Unfair Competition Claim
Crye's claim of unfair competition under New York common law was similarly dismissed by the court. The claim required proof of bad faith misappropriation of Crye's labors and expenditures, likely to cause confusion among consumers. The court highlighted that Crye failed to demonstrate any bad faith on Duro's part. To establish bad faith, Crye needed to show that Duro intended to create confusion between Scorpion W2 and MULTICAM. However, the evidence showed that the Army, not Duro, developed and patented W2. Consequently, any similarities between W2 and MULTICAM could not be attributed to Duro. Without evidence of confusion or bad faith, the court found Crye's unfair competition claim unsupported and affirmed the district court's grant of summary judgment in favor of Duro on this issue.
Denial of Additional Discovery
The court addressed Crye's contention that the district court erred in denying its request for additional discovery under Rule 56(d) of the Federal Rules of Civil Procedure. Rule 56(d) allows a court to defer ruling on a motion for summary judgment if the nonmoving party demonstrates that it cannot present essential facts due to a lack of discovery. The court noted that the district court has discretion to deny such requests if the evidence sought is likely to be cumulative or speculative. Crye's request was deemed speculative and cumulative, as it did not specify how additional discovery would alter the outcome of the case. The court concluded that the district court acted within its discretion in denying further discovery, as Crye failed to provide a compelling reason for why additional evidence was necessary to oppose summary judgment.
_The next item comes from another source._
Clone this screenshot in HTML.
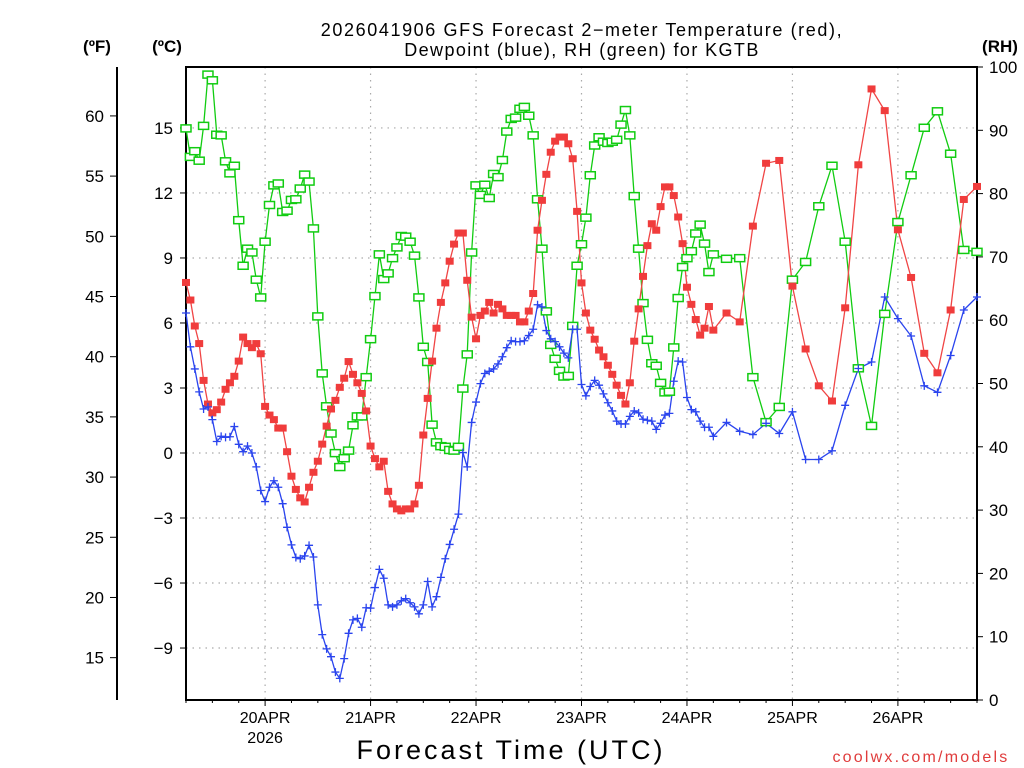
<!DOCTYPE html>
<html><head><meta charset="utf-8">
<style>
html,body{margin:0;padding:0;background:#fff;}
svg{display:block;font-family:"Liberation Sans",sans-serif;}
</style></head>
<body>
<svg id="chart" width="1024" height="768" viewBox="0 0 1024 768">
<text x="582" y="36" font-size="18" text-anchor="middle" letter-spacing="1.6">2026041906 GFS Forecast 2−meter Temperature (red),</text>
<text x="582" y="56" font-size="18" text-anchor="middle" letter-spacing="1.4">Dewpoint (blue), RH (green) for KGTB</text>
<text x="97" y="52" font-size="17" font-weight="bold" text-anchor="middle">(ºF)</text>
<text x="167" y="52" font-size="17" font-weight="bold" text-anchor="middle">(ºC)</text>
<text x="1000" y="52" font-size="17" font-weight="bold" text-anchor="middle">(RH)</text>
<text x="511" y="759" font-size="27" text-anchor="middle" letter-spacing="3">Forecast Time (UTC)</text>
<text x="921" y="762" font-size="16" fill="#e03c3c" text-anchor="middle" letter-spacing="2.2">coolwx.com/models</text>
<g id="grid"></g>
<g id="axes"></g>
<g id="series"></g>
</svg>
<script>
const hours = [0,1,2,3,4,5,6,7,8,9,10,11,12,13,14,15,16,17,18,19,20,21,22,23,24,25,26,27,28,29,30,31,32,33,34,35,36,37,38,39,40,41,42,43,44,45,46,47,48,49,50,51,52,53,54,55,56,57,58,59,60,61,62,63,64,65,66,67,68,69,70,71,72,73,74,75,76,77,78,79,80,81,82,83,84,85,86,87,88,89,90,91,92,93,94,95,96,97,98,99,100,101,102,103,104,105,106,107,108,109,110,111,112,113,114,115,116,117,118,119,120,123,126,129,132,135,138,141,144,147,150,153,156,159,162,165,168,171,174,177,180];
const tempC = [7.87,7.06,5.86,5.05,3.35,2.26,1.85,2.0,2.35,2.94,3.24,3.54,4.24,5.35,5.05,4.86,5.05,4.58,2.15,1.75,1.54,1.15,1.15,0.06,-1.07,-1.68,-2.07,-2.26,-1.58,-0.89,-0.38,0.41,1.24,2.03,2.43,3.03,3.45,4.22,3.63,3.24,2.75,1.94,0.32,-0.26,-0.64,
-0.38,-1.77,-2.35,-2.58,-2.67,-2.58,-2.58,-2.35,-1.49,0.83,2.52,4.24,5.76,6.95,7.85,8.85,9.64,10.15,10.15,7.97,6.27,5.27,6.35,6.55,6.95,6.46,6.86,6.65,6.35,6.35,6.35,6.05,6.05,6.55,7.36,10.28,11.66,12.86,13.88,14.39,14.58,14.58,14.27,13.58,11.15,7.85,
6.46,5.67,5.25,4.75,4.44,4.05,3.63,3.13,2.66,2.26,3.24,5.16,6.65,8.15,9.57,10.58,10.28,11.37,12.28,12.28,11.88,10.89,9.66,7.65,6.86,6.16,5.44,5.76,6.76,5.67,
6.46,6.05,10.47,13.37,13.5,7.7,4.8,3.1,2.4,6.7,13.3,16.8,15.8,10.3,8.1,4.6,3.7,6.6,11.7,12.3];
const dewC = [6.46,4.90,3.88,2.82,2.03,2.13,1.54,0.53,0.77,0.72,0.75,1.22,0.40,0.06,0.32,0,-0.64,-1.73,-2.24,-1.58,-1.28,-1.58,-2.34,-3.43,-4.24,-4.82,-4.88,-4.75,-4.26,-4.80,-7.01,-8.38,-9.04,-9.40,-10.11,-10.40,-9.49,-8.32,-7.70,-7.63,-8.04,-7.14,-7.16,-6.21,-5.37,
-5.78,-7.01,-7.10,-7.01,-6.82,-6.72,-6.91,-7.10,-7.42,-7.01,-5.93,-7.10,-6.63,-5.74,-4.88,-4.22,-3.52,-2.82,0.02,-0.64,1.41,2.35,3.20,3.67,3.77,3.88,4.11,4.44,4.86,5.18,5.14,5.14,5.18,5.42,5.71,6.84,6.74,5.65,5.27,5.14,4.90,4.61,4.39,5.71,5.71,
3.16,2.64,3.07,3.35,3.13,2.73,2.32,1.94,1.47,1.34,1.34,1.69,1.94,1.85,1.56,1.51,1.47,1.09,1.37,1.75,1.83,3.31,4.24,4.20,2.56,2.00,1.90,1.47,1.19,1.19,0.77,
1.41,1.00,0.85,1.37,0.9,1.9,-0.3,-0.3,0.1,2.2,3.9,4.2,7.2,6.2,5.4,3.1,2.8,4.5,6.6,7.2];
const rh = [90.3,85.8,86.7,85.2,90.7,98.8,97.9,89.3,89.2,85.1,83.2,84.4,75.8,68.6,71.3,70.7,66.4,63.6,72.4,78.2,81.3,81.6,77.1,77.3,79.0,79.1,80.8,83.0,81.9,74.5,60.6,51.6,46.4,42.1,39.0,36.8,38.2,39.4,43.4,44.8,44.8,51.0,57.0,63.8,70.4,
66.5,67.4,69.8,71.5,73.3,73.2,72.4,70.2,63.6,55.8,53.4,43.5,40.7,40.1,40.0,39.5,39.4,40.0,49.2,54.6,70.7,81.3,79.8,81.4,79.3,83.1,82.6,85.3,89.8,91.8,92.0,93.4,93.7,92.3,89.2,79.1,71.3,61.4,56.1,53.9,52.0,51.1,51.2,59.1,68.6,
72.0,76.2,82.9,87.6,88.9,88.2,88.0,88.2,88.5,90.9,93.2,89.2,79.6,71.3,62.7,56.9,53.2,52.8,50.1,48.6,48.7,55.7,63.5,68.4,69.8,70.9,73.7,75.1,72.1,67.6,70.4,
69.7,69.8,51.0,43.9,46.3,66.4,69.2,78.0,84.4,72.4,52.4,43.3,61.0,75.5,82.9,90.4,93.0,86.3,71.1,70.8];
const dayHours = [18,42,66,90,114,138,162];
const dayLabels = ["20APR","21APR","22APR","23APR","24APR","25APR","26APR"];
const cTicks = [-9,-6,-3,0,3,6,9,12,15];
const fTicks = [15,20,25,30,35,40,45,50,55,60];
const rhTicks = [0,10,20,30,40,50,60,70,80,90,100];

const X0=186,X1=977,Y0=67,Y1=700,HMAX=180;
const xs=h=>X0+(X1-X0)*h/HMAX;
const yC=c=>453-c*21.67;
const yF=f=>yC((f-32)*5/9);
const yRH=r=>Y1-(Y1-Y0)*r/100;
const NS="http://www.w3.org/2000/svg";
function mk(parent,tag,attrs,text){const e=document.createElementNS(NS,tag);for(const k in attrs)e.setAttribute(k,attrs[k]);if(text!==undefined)e.textContent=text;parent.appendChild(e);return e;}
const grid=document.getElementById('grid'),axes=document.getElementById('axes'),series=document.getElementById('series');

cTicks.forEach(c=>{
  const l=mk(grid,'line',{x1:X0,x2:X1,y1:yC(c),y2:yC(c),stroke:'#aaa','stroke-width':1.2,'stroke-dasharray':'1.5,5'});
  
  
  const t=mk(axes,'line',{x1:X0-6,x2:X0,y1:yC(c),y2:yC(c),stroke:'#000','stroke-width':1});
  
  
  const lb=mk(axes,'text',{x:173,y:yC(c)+6,'font-size':17,'text-anchor':'end'},c<0?'−'+Math.abs(c):String(c));
  
  
});
dayHours.forEach((h,i)=>{
  const l=mk(grid,'line',{x1:xs(h),x2:xs(h),y1:Y0,y2:Y1,stroke:'#aaa','stroke-width':1.2,'stroke-dasharray':'1.5,5'});
  
  
  const lb=mk(axes,'text',{x:xs(h),y:723,'font-size':16,'text-anchor':'middle'},dayLabels[i]);
  
  
});
const yr=mk(axes,'text',{x:xs(18),y:743,'font-size':16,'text-anchor':'middle'},'2026');


for(let h=0;h<=HMAX;h+=6){
  const t=mk(axes,'line',{x1:xs(h),x2:xs(h),y1:Y1,y2:Y1+(h%24===18?6:3),stroke:'#000','stroke-width':1});
  
  
}
fTicks.forEach(f=>{
  const t=mk(axes,'line',{x1:110,x2:117,y1:yF(f),y2:yF(f),stroke:'#000','stroke-width':1});
  
  
  const lb=mk(axes,'text',{x:104,y:yF(f)+6,'font-size':17,'text-anchor':'end'},String(f));
  
  
});
rhTicks.forEach(r=>{
  const t=mk(axes,'line',{x1:X1,x2:X1+6,y1:yRH(r),y2:yRH(r),stroke:'#000','stroke-width':1});
  
  
  const lb=mk(axes,'text',{x:989,y:yRH(r)+6,'font-size':17,'text-anchor':'start'},String(r));
  
  
});
const fAxis=mk(axes,'line',{x1:117,x2:117,y1:Y0,y2:Y1,stroke:'#000','stroke-width':2});


const frame=mk(axes,'rect',{x:X0,y:Y0,width:X1-X0,height:Y1-Y0,fill:'none',stroke:'#000','stroke-width':2});



function drawLine(vals,yf,color,name){
  const pts=hours.map((h,i)=>xs(h).toFixed(1)+','+yf(vals[i]).toFixed(1)).join(' ');
  const pl=mk(series,'polyline',{points:pts,fill:'none',stroke:color,'stroke-width':1.3});
  
  
}
drawLine(rh,yRH,'#11cc11','rh-line');
drawLine(tempC,yC,'#f04545','temperature-line');
drawLine(dewC,yC,'#2a44ee','dewpoint-line');
hours.forEach((h,i)=>{
  const x=xs(h);
  const g=mk(series,'rect',{x:x-5,y:yRH(rh[i])-3.5,width:10,height:7,fill:'#fff',stroke:'#11cc11','stroke-width':1.5});
  
  
});
hours.forEach((h,i)=>{
  const x=xs(h);
  const r=mk(series,'rect',{x:x-4,y:yC(tempC[i])-3.5,width:8,height:7,fill:'#f03c3c'});
  
  
});
hours.forEach((h,i)=>{
  const x=xs(h),y=yC(dewC[i]);
  const p=mk(series,'path',{d:`M${x-4},${y}H${x+4}M${x},${y-4}V${y+4}`,stroke:'#2a44ee','stroke-width':1.3,fill:'none'});
  
  
});
</script>
</body></html>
Request for Injunctive Relief
Crye's request for injunctive relief was also addressed by the court in relation to the alleged breach of the non-compete clause. The district court had determined that Crye's request amounted to a patent infringement claim, which should be handled by the U.S. Court of Federal Claims under 28 U.S.C. § 1498(a). Since the court upheld the district court's finding that the non-compete clause was unenforceable, it did not need to further address the issue of injunctive relief. The court affirmed the district court's decision on this matter, as the unenforceability of the non-compete clause rendered the request for injunctive relief moot. Crye's inability to establish a valid claim for enforcement of the clause meant that there was no basis for granting the requested relief.